WHAT THE TASK REQUIRES: Print the records below exactly, from the line containing "Recreate this image as a Python" down to the line containing "return 1 - y / H", both lines included, and omit every picture.

§ §

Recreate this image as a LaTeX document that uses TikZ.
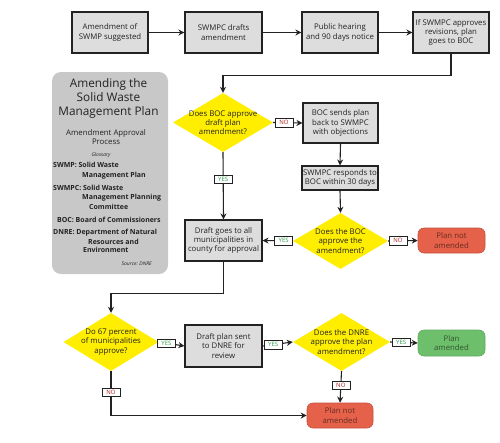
\documentclass[tikz,border=0pt]{standalone}
\usepackage{fontspec}
\setmainfont{Open Sans}
\usetikzlibrary{shapes.geometric,arrows.meta}
\definecolor{boxgray}{HTML}{DDDDDD}
\definecolor{glossgray}{HTML}{C8C8C8}
\definecolor{diayellow}{HTML}{FFEE00}
\definecolor{termred}{HTML}{E5614A}
\definecolor{termgreen}{HTML}{6DBF6B}
\definecolor{yesgreen}{HTML}{2E9A4A}
\definecolor{nored}{HTML}{B02020}
\definecolor{ink}{HTML}{222222}
\newcommand{\boxfont}{\fontsize{7.8}{9.2}\selectfont}
\newcommand{\lblfont}{\fontsize{6}{6}\selectfont}
\begin{document}
\begin{tikzpicture}[x=1pt,y=-1pt,
  proc/.style={draw=ink, line width=1.1pt, fill=boxgray, inner sep=1pt, align=center, font=\boxfont, text=ink},
  dec/.style={diamond, fill=diayellow, inner sep=0pt},
  dtext/.style={align=center, font=\boxfont, text=ink},
  term/.style={rounded corners=6pt, inner sep=1pt, align=center, font=\boxfont, line width=0.6pt},
  conn/.style={line width=1.1pt, draw=ink, -{Stealth[length=6pt,width=6pt]}},
  yeslbl/.style={draw=ink, line width=0.6pt, fill=white, text=yesgreen, font=\lblfont, inner sep=1pt, minimum width=18pt, minimum height=8.5pt},
  nolbl/.style={draw=ink, line width=0.6pt, fill=white, text=nored, font=\lblfont, inner sep=1pt, minimum width=18pt, minimum height=8.5pt},
  gl/.style={font=\fontsize{7}{8}\selectfont\bfseries, text=ink, inner sep=0pt}
]
\useasboundingbox[fill=white] (0,0) rectangle (500,442);

% glossary panel
\node[fill=glossgray, rounded corners=9pt, minimum width=116pt, minimum height=202pt, inner sep=0pt] (gloss) at (110,173) {};
\node[font=\fontsize{11.8}{14}\selectfont, text=ink, align=center, inner sep=0pt] (gtitle) at (108.5,98) {Amending the\\Solid Waste\\Management Plan};
\node[font=\fontsize{7.8}{9}\selectfont, text=ink, align=center, inner sep=0pt] (gsub) at (106,137.5) {Amendment Approval\\Process};
\node[font=\fontsize{5}{6}\selectfont\itshape, text=ink, inner sep=0pt] (gglos) at (101,155) {Glossary};
\node[gl, anchor=west] (g1) at (53,165) {SWMP: Solid Waste};
\node[gl, anchor=west] (g2) at (82,176) {Management Plan};
\node[gl, anchor=west] (g3) at (53,188) {SWMPC: Solid Waste};
\node[gl, anchor=west] (g4) at (82,198) {Management Planning};
\node[gl, anchor=west] (g5) at (89,207) {Committee};
\node[gl, anchor=west] (g6) at (57,220) {BOC: Board of Commissioners};
\node[gl, anchor=west] (g7) at (53,233) {DNRE: Department of Natural};
\node[gl, anchor=west] (g8) at (88,242) {Resources and};
\node[gl, anchor=west] (g9) at (83,250) {Environment};
\node[font=\fontsize{5}{6}\selectfont\itshape, text=ink, inner sep=0pt, anchor=east] (gsrc) at (152,264) {Source: DNRE};

% top row
\node[proc, minimum width=76pt, minimum height=41pt] (b1) at (110,32.5) {Amendment of\\SWMP suggested};
\node[proc, minimum width=77pt, minimum height=41pt] (b2) at (223.5,32.5) {SWMPC drafts\\amendment};
\node[proc, minimum width=76pt, minimum height=41pt] (b3) at (340,32.5) {Public hearing\\and 90 days notice};
\node[proc, minimum width=76pt, minimum height=41pt] (b4) at (451,32.5) {If SWMPC approves\\revisions, plan\\goes to BOC};

% first decision
\node[dec, minimum width=100pt, minimum height=59pt] (d1) at (223,122.5) {};
\node[dtext] (d1t) at (d1) {Does BOC approve\\draft plan\\amendment?};
\node[proc, minimum width=75pt, minimum height=40pt] (b5) at (340.5,123) {BOC sends plan\\back to SWMPC\\with objections};
\node[proc, minimum width=76pt, minimum height=24pt] (b6) at (340,178) {SWMPC responds to\\BOC within 30 days};

% second decision
\node[dec, minimum width=95pt, minimum height=56pt] (d2) at (340.5,241) {};
\node[dtext] (d2t) at (d2) {Does the BOC\\approve the\\amendment?};
\node[proc, minimum width=77pt, minimum height=41pt] (b7) at (223.5,240.5) {Draft goes to all\\municipalities in\\county for approval};
\node[term, fill=termred, draw=black!15!termred, minimum width=67pt, minimum height=25pt, text=black!55!termred] (r1) at (451.5,240.5) {Plan not\\amended};

% bottom row
\node[dec, minimum width=95pt, minimum height=58pt] (d3) at (111,342) {};
\node[dtext] (d3t) at (d3) {Do 67 percent\\of municipalities\\approve?};
\node[proc, minimum width=77pt, minimum height=42pt] (b8) at (223.5,346) {Draft plan sent\\to DNRE for\\review};
\node[dec, minimum width=97pt, minimum height=58pt] (d4) at (341.5,342) {};
\node[dtext] (d4t) at (d4) {Does the DNRE\\approve the plan\\amendment?};
\node[term, fill=termgreen, draw=black!10!termgreen, minimum width=67pt, minimum height=26pt, text=black!55!termgreen] (gr) at (451.5,343) {Plan\\amended};
\node[term, fill=termred, draw=black!15!termred, minimum width=66pt, minimum height=25pt, text=black!55!termred] (r2) at (340,415.5) {Plan not\\amended};

% connectors
\draw[conn] (b1) -- (b2);
\draw[conn] (b2) -- (b3);
\draw[conn] (b3) -- (b4);
\draw[conn] (b4.south) -- ++(0,22) -| (d1.north);
\draw[conn] (d1.east) -- node[nolbl, pos=0.37] (l1) {NO} (b5.west);
\draw[conn] (b5.south) -- (b6.north);
\draw[conn] (b6.south) -- (d2.north);
\draw[conn] (d1.south) -- node[yeslbl, pos=0.4] (l2) {YES} (b7.north);
\draw[conn] (d2.west) -- node[yeslbl, pos=0.3] (l3) {YES} (b7.east);
\draw[conn] (d2.east) -- node[nolbl, pos=0.33] (l4) {NO} (r1.west);
\draw[conn] (b7.south) -- ++(0,32) -| (d3.north);
\draw[conn] (d3.east) -- node[yeslbl, pos=0.3] (l5) {YES} (b8.west);
\draw[conn] (b8.east) -- node[yeslbl, pos=0.35] (l6) {YES} (d4.west);
\draw[conn] (d4.east) -- node[yeslbl, pos=0.4] (l7) {YES} (gr.west);
\draw[conn] (d4.south) -- node[nolbl, pos=0.45] (l8) {NO} (r2.north);
\draw[conn] (d3.south) |- node[nolbl, pos=0.24] (l9) {NO} (r2.west);
\end{tikzpicture}
\end{document}
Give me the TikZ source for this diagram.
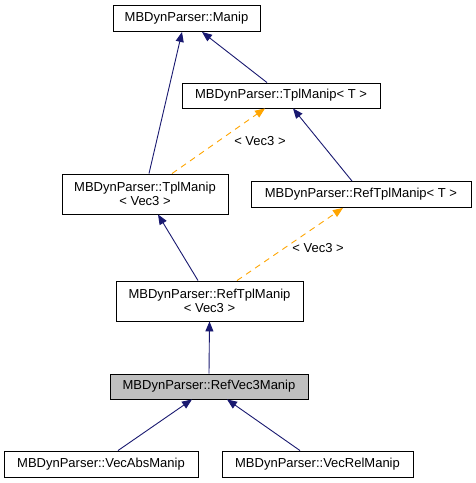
\documentclass[tikz,border=0pt]{standalone}
\usepackage{fontspec}
\setmainfont{Liberation Sans}
\usepackage{tikz}
\usetikzlibrary{arrows.meta}
\usepackage{xcolor}
\definecolor{edgeblue}{RGB}{25,25,112}
\definecolor{tmplorange}{RGB}{255,165,0}
\definecolor{focusgrey}{RGB}{191,191,191}

\begin{document}
\begin{tikzpicture}[x=1pt, y=-1pt,
    font=\fontsize{13}{14}\selectfont,
    cls/.style={draw=black, line width=0.9pt, fill=white, inner sep=0pt,
      align=center, minimum height=26pt},
    inh/.style={edgeblue, line width=0.9pt, -{Triangle[length=10pt,width=8pt]}},
    tmpl/.style={tmplorange, line width=0.9pt, dash pattern=on 6pt off 5pt,
      -{Triangle[length=10pt,width=8pt]}}]
    \useasboundingbox (0,0) rectangle (476,483);

    % Base classes
    \node[cls, minimum width=147pt] (manip) at (186.5,18.5) {MBDynParser::Manip};
    \node[cls, minimum width=198pt, minimum height=25pt] (tplT) at (281,95.5)
      {MBDynParser::TplManip< T >};

    % Template instances
    \node[cls, minimum width=166pt, minimum height=40pt] (tplV) at (145,194)
      {MBDynParser::TplManip\\< Vec3 >};
    \node[cls, minimum width=220pt] (refT) at (361,194.5)
      {MBDynParser::RefTplManip< T >};
    \node[cls, minimum width=187pt, minimum height=40pt] (refV) at (209.5,301)
      {MBDynParser::RefTplManip\\< Vec3 >};

    % Documented class and its children
    \node[cls, fill=focusgrey, minimum width=198pt, minimum height=25pt] (rv3)
      at (209,386.5) {MBDynParser::RefVec3Manip};
    \node[cls, minimum width=194pt] (abs) at (101,464) {MBDynParser::VecAbsManip};
    \node[cls, minimum width=191pt] (rel) at (317.5,464) {MBDynParser::VecRelManip};

    % Inheritance
    \draw[inh] ([xshift=4pt]tplV.north) -- ([xshift=-4.5pt]manip.south);
    \draw[inh] ([xshift=-14pt]tplT.north) -- ([xshift=15.5pt]manip.south);
    \draw[inh] ([xshift=-9pt]refT.north) -- ([xshift=12pt]tplT.south);
    \draw[inh] ([xshift=-11.5pt]refV.north) -- ([xshift=13pt]tplV.south);
    \draw[inh] (rv3.north) -- (refV.south);
    \draw[inh] ([xshift=17pt]abs.north) -- ([xshift=-17pt]rv3.south);
    \draw[inh] ([xshift=-17.5pt]rel.north) -- ([xshift=18pt]rv3.south);

    % Template bindings
    \draw[tmpl] ([xshift=27pt]tplV.north) -- ([xshift=-16pt]tplT.south)
      node[pos=0.5, right=12pt, text=black] (lblA) {< Vec3 >};
    \draw[tmpl] ([xshift=27.5pt]refV.north) -- ([xshift=-18pt]refT.south)
      node[pos=0.45, right=4pt, text=black] (lblB) {< Vec3 >};
  \end{tikzpicture}
\end{document}
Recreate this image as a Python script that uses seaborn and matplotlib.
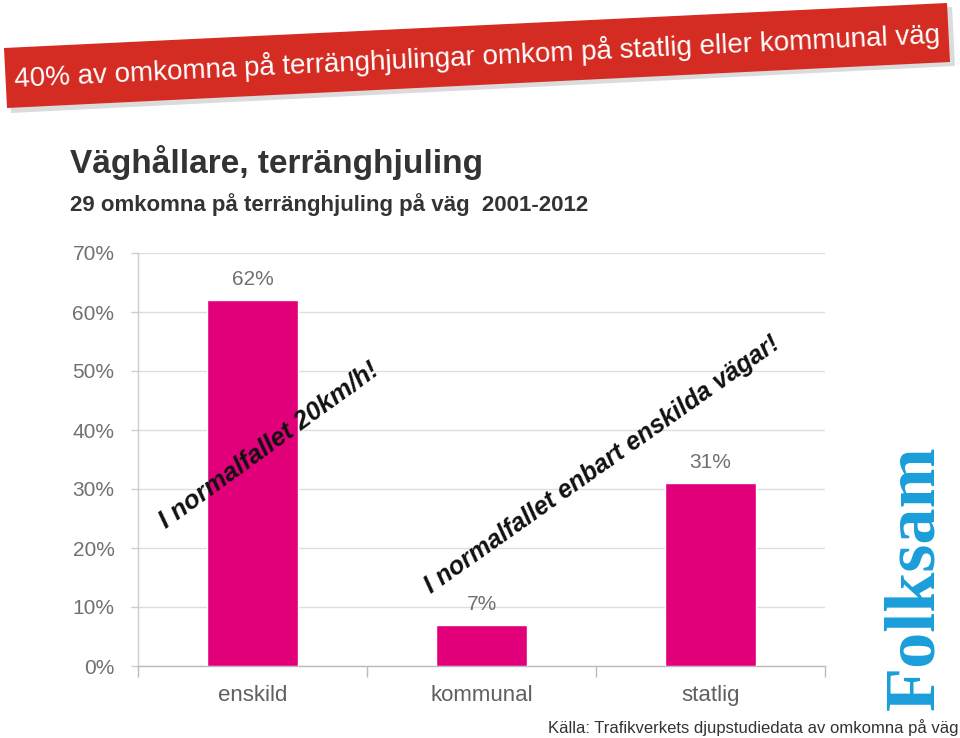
import matplotlib
matplotlib.use("Agg")
import matplotlib.pyplot as plt
import matplotlib.patches as mpatches
import seaborn as sns
import pandas as pd
import numpy as np

categories = ["enskild", "kommunal", "statlig"]
shares = [0.62, 0.07, 0.31]
value_labels = ["62%", "7%", "31%"]
ytick_values = [0, 0.1, 0.2, 0.3, 0.4, 0.5, 0.6, 0.7]
ytick_labels = ["0%", "10%", "20%", "30%", "40%", "50%", "60%", "70%"]

banner_text = "40% av omkomna på terränghjulingar omkom på statlig eller kommunal väg"
title_text = "Väghållare, terränghjuling"
subtitle_text = "29 omkomna på terränghjuling på väg  2001-2012"
note1 = "I normalfallet 20km/h!"
note2 = "I normalfallet enbart enskilda vägar!"
source_text = "Källa: Trafikverkets djupstudiedata av omkomna på väg"
logo_text = "Folksam"

df = pd.DataFrame({"cat": categories, "val": shares})

sns.set_theme(style="white")
plt.rcParams["font.family"] = ["Liberation Sans", "DejaVu Sans"]

W, H = 960, 738
fig = plt.figure(figsize=(W / 100, H / 100), dpi=100)
fig.patch.set_facecolor("white")

def fx(x):
    return x / W

def fy(y):
    return 1 - y / H

ax = fig.add_axes([fx(138), fy(666), 687 / W, 413 / H])
sns.barplot(data=df, x="cat", y="val", color="#E2007A", width=0.4,
            saturation=1, ax=ax, zorder=3)
ax.set_xlim(-0.5, 2.5)
ax.set_ylim(0, 0.7)
ax.set_yticks(ytick_values)
ax.set_yticklabels(ytick_labels)
ax.set_xlabel("")
ax.set_ylabel("")
ax.yaxis.grid(True, color="#DDDDDD", linewidth=1.0, zorder=0)
ax.set_axisbelow(True)
for s in ["top", "right"]:
    ax.spines[s].set_visible(False)
ax.spines["left"].set_color("#CCCCCC")
ax.spines["bottom"].set_color("#BBBBBB")
ax.spines["left"].set_linewidth(1.0)
ax.spines["bottom"].set_linewidth(1.0)
ax.tick_params(axis="y", which="major", left=True, length=5, width=1,
               color="#CCCCCC", labelsize=15, labelcolor="#707070", pad=12)
ax.tick_params(axis="x", which="major", bottom=False, length=0,
               labelsize=16, labelcolor="#606060", pad=14)
ax.set_xticks([-0.5, 0.5, 1.5, 2.5], minor=True)
ax.tick_params(axis="x", which="minor", bottom=True, length=8, width=1,
               color="#BBBBBB", direction="out")

for i, (v, lab) in enumerate(zip(shares, value_labels)):
    ax.annotate(lab, (i, v), xytext=(0, 8), textcoords="offset points",
                ha="center", va="bottom", fontsize=15, color="#707070")

# overlay axes in pixel coordinates
ang = np.degrees(np.arctan2(45, 943))
ov = fig.add_axes([0, 0, 1, 1], zorder=10)
ov.set_xlim(0, W)
ov.set_ylim(H, 0)
ov.axis("off")
ov.patch.set_alpha(0)
poly_shadow = mpatches.Polygon([(8, 52), (952, 7), (955, 66), (11, 113)],
                               closed=True, facecolor="#999999", alpha=0.35,
                               edgecolor="none")
ov.add_patch(poly_shadow)
poly = mpatches.Polygon([(4, 48), (947, 3), (950, 62), (7, 108)],
                        closed=True, facecolor="#D42B22", edgecolor="none")
ov.add_patch(poly)
ov.text(477, 56, banner_text, rotation=ang, rotation_mode="anchor",
        ha="center", va="center", color="white", fontsize=20)

# titles
fig.text(fx(70), fy(163), title_text, ha="left", va="center",
         fontsize=24, fontweight="bold", color="#333333")
fig.text(fx(70), fy(205), subtitle_text, ha="left", va="center",
         fontsize=16, fontweight="bold", color="#333333")

# notes
ov.text(269, 445, note1, rotation=36, rotation_mode="anchor",
        ha="center", va="center", color="#111111", fontsize=18.5,
        fontweight="bold", fontstyle="italic")
ov.text(602, 465, note2, rotation=35.2, rotation_mode="anchor",
        ha="center", va="center", color="#111111", fontsize=18,
        fontweight="bold", fontstyle="italic")

# logo
ov.text(916, 578, logo_text, rotation=90, rotation_mode="anchor",
        ha="center", va="center", color="#1A9ED9", fontsize=52,
        fontweight="bold", family=["Liberation Serif", "DejaVu Serif"])

# source
fig.text(fx(958), fy(728), source_text, ha="right", va="center",
         fontsize=12, color="#333333")

fig.savefig("out.png", dpi=100, facecolor="white")
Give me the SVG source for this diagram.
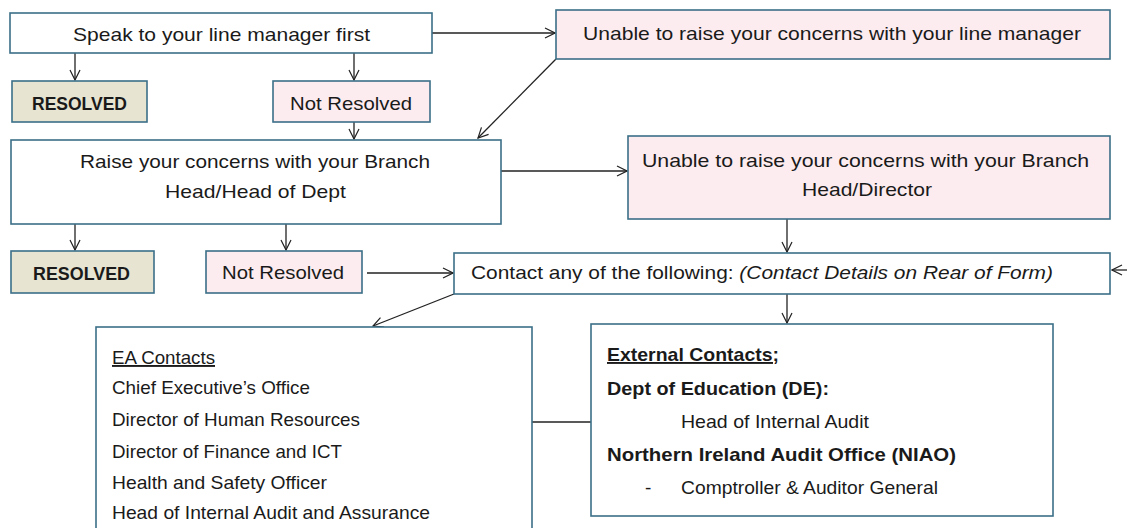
<svg xmlns="http://www.w3.org/2000/svg" width="1127" height="528" viewBox="0 0 1127 528">
<defs>
<marker id="ah" viewBox="0 0 12 12" refX="11" refY="6" markerWidth="12" markerHeight="12" markerUnits="userSpaceOnUse" orient="auto">
<path d="M1,1 L11,6 L1,11" fill="none" stroke="#222" stroke-width="1.2"/>
</marker>
<style>
.box{stroke:#3b6f88;stroke-width:1.6}
.w{fill:#ffffff}
.p{fill:#fcecef}
.o{fill:#e7e5d2}
.t{font-family:"Liberation Sans",Arial,sans-serif;font-size:19px;fill:#1a1a1a}
.b{font-weight:bold}
.c{stroke:#222;stroke-width:1.3;fill:none}
</style>
</defs>
<rect width="1127" height="528" fill="#ffffff"/>
<g id="connectors">
<line class="c" x1="432" y1="33" x2="555" y2="33" marker-end="url(#ah)"/>
<line class="c" x1="75" y1="53" x2="75" y2="80" marker-end="url(#ah)"/>
<line class="c" x1="354" y1="53" x2="354" y2="80" marker-end="url(#ah)"/>
<line class="c" x1="556" y1="59" x2="478" y2="138" marker-end="url(#ah)"/>
<line class="c" x1="354" y1="122" x2="354" y2="139" marker-end="url(#ah)"/>
<line class="c" x1="501" y1="171" x2="627" y2="171" marker-end="url(#ah)"/>
<line class="c" x1="75" y1="224" x2="75" y2="250" marker-end="url(#ah)"/>
<line class="c" x1="286" y1="224" x2="286" y2="250" marker-end="url(#ah)"/>
<line class="c" x1="787" y1="219" x2="787" y2="252" marker-end="url(#ah)"/>
<line class="c" x1="367" y1="273" x2="453" y2="273" marker-end="url(#ah)"/>
<line class="c" x1="1127" y1="270" x2="1112" y2="270" marker-end="url(#ah)"/>
<line class="c" x1="454" y1="294" x2="373" y2="326" marker-end="url(#ah)"/>
<line class="c" x1="787" y1="294" x2="787" y2="323" marker-end="url(#ah)"/>
<line class="c" x1="532" y1="422" x2="591" y2="422"/>
</g>
<g id="n1"><rect class="box w" x="10" y="13" width="422" height="40"/><text class="t" x="73" y="41" textLength="297" lengthAdjust="spacingAndGlyphs">Speak to your line manager first</text></g>
<g id="n2"><rect class="box o" x="12" y="81" width="135" height="41"/><text class="t b" x="32" y="110" textLength="95" lengthAdjust="spacingAndGlyphs">RESOLVED</text></g>
<g id="n3"><rect class="box p" x="273" y="81" width="157" height="41"/><text class="t" x="290" y="110" textLength="122" lengthAdjust="spacingAndGlyphs">Not Resolved</text></g>
<g id="n4"><rect class="box p" x="556" y="10" width="554" height="49"/><text class="t" x="583" y="40" textLength="498" lengthAdjust="spacingAndGlyphs">Unable to raise your concerns with your line manager</text></g>
<g id="n5"><rect class="box w" x="11" y="140" width="490" height="84"/><text class="t" x="80" y="168" textLength="350" lengthAdjust="spacingAndGlyphs">Raise your concerns with your Branch</text><text class="t" x="165" y="198" textLength="181" lengthAdjust="spacingAndGlyphs">Head/Head of Dept</text></g>
<g id="n6"><rect class="box p" x="628" y="136" width="482" height="83"/><text class="t" x="642" y="167" textLength="447" lengthAdjust="spacingAndGlyphs">Unable to raise your concerns with your Branch</text><text class="t" x="802" y="196" textLength="130" lengthAdjust="spacingAndGlyphs">Head/Director</text></g>
<g id="n7"><rect class="box o" x="11" y="251" width="143" height="42"/><text class="t b" x="33" y="280" textLength="97" lengthAdjust="spacingAndGlyphs">RESOLVED</text></g>
<g id="n8"><rect class="box p" x="206" y="251" width="156" height="42"/><text class="t" x="222" y="279" textLength="122" lengthAdjust="spacingAndGlyphs">Not Resolved</text></g>
<g id="n9"><rect class="box w" x="454" y="253" width="656" height="41"/><text class="t" x="471" y="279" textLength="582" lengthAdjust="spacingAndGlyphs">Contact any of the following: <tspan font-style="italic">(Contact Details on Rear of Form)</tspan></text></g>
<g id="n10"><rect class="box w" x="96" y="327" width="436" height="220"/>
<text class="t" x="112" y="364" text-decoration="underline" textLength="103" lengthAdjust="spacingAndGlyphs">EA Contacts</text>
<text class="t" x="112" y="394" textLength="198" lengthAdjust="spacingAndGlyphs">Chief Executive’s Office</text>
<text class="t" x="112" y="426" textLength="248" lengthAdjust="spacingAndGlyphs">Director of Human Resources</text>
<text class="t" x="112" y="458" textLength="230" lengthAdjust="spacingAndGlyphs">Director of Finance and ICT</text>
<text class="t" x="112" y="489" textLength="215" lengthAdjust="spacingAndGlyphs">Health and Safety Officer</text>
<text class="t" x="112" y="519" textLength="318" lengthAdjust="spacingAndGlyphs">Head of Internal Audit and Assurance</text></g>
<g id="n11"><rect class="box w" x="591" y="324" width="462" height="192"/>
<text class="t b" x="607" y="361" text-decoration="underline" textLength="172" lengthAdjust="spacingAndGlyphs">External Contacts;</text>
<text class="t b" x="607" y="395" textLength="222" lengthAdjust="spacingAndGlyphs">Dept of Education (DE):</text>
<text class="t" x="681" y="428" textLength="188" lengthAdjust="spacingAndGlyphs">Head of Internal Audit</text>
<text class="t b" x="607" y="461" textLength="349" lengthAdjust="spacingAndGlyphs">Northern Ireland Audit Office (NIAO)</text>
<text class="t" x="645" y="494">-</text>
<text class="t" x="681" y="494" textLength="257" lengthAdjust="spacingAndGlyphs">Comptroller &amp; Auditor General</text></g>
</svg>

§ §

TASK RESULT:
Recreate this image as a Python script that uses seaborn and matplotlib.
import matplotlib
matplotlib.use("Agg")
import matplotlib.pyplot as plt
import matplotlib.patches as mpatches
import seaborn as sns
import pandas as pd
import numpy as np

categories = ["enskild", "kommunal", "statlig"]
shares = [0.62, 0.07, 0.31]
value_labels = ["62%", "7%", "31%"]
ytick_values = [0, 0.1, 0.2, 0.3, 0.4, 0.5, 0.6, 0.7]
ytick_labels = ["0%", "10%", "20%", "30%", "40%", "50%", "60%", "70%"]

banner_text = "40% av omkomna på terränghjulingar omkom på statlig eller kommunal väg"
title_text = "Väghållare, terränghjuling"
subtitle_text = "29 omkomna på terränghjuling på väg  2001-2012"
note1 = "I normalfallet 20km/h!"
note2 = "I normalfallet enbart enskilda vägar!"
source_text = "Källa: Trafikverkets djupstudiedata av omkomna på väg"
logo_text = "Folksam"

df = pd.DataFrame({"cat": categories, "val": shares})

sns.set_theme(style="white")
plt.rcParams["font.family"] = ["Liberation Sans", "DejaVu Sans"]

W, H = 960, 738
fig = plt.figure(figsize=(W / 100, H / 100), dpi=100)
fig.patch.set_facecolor("white")

def fx(x):
    return x / W

def fy(y):
    return 1 - y / H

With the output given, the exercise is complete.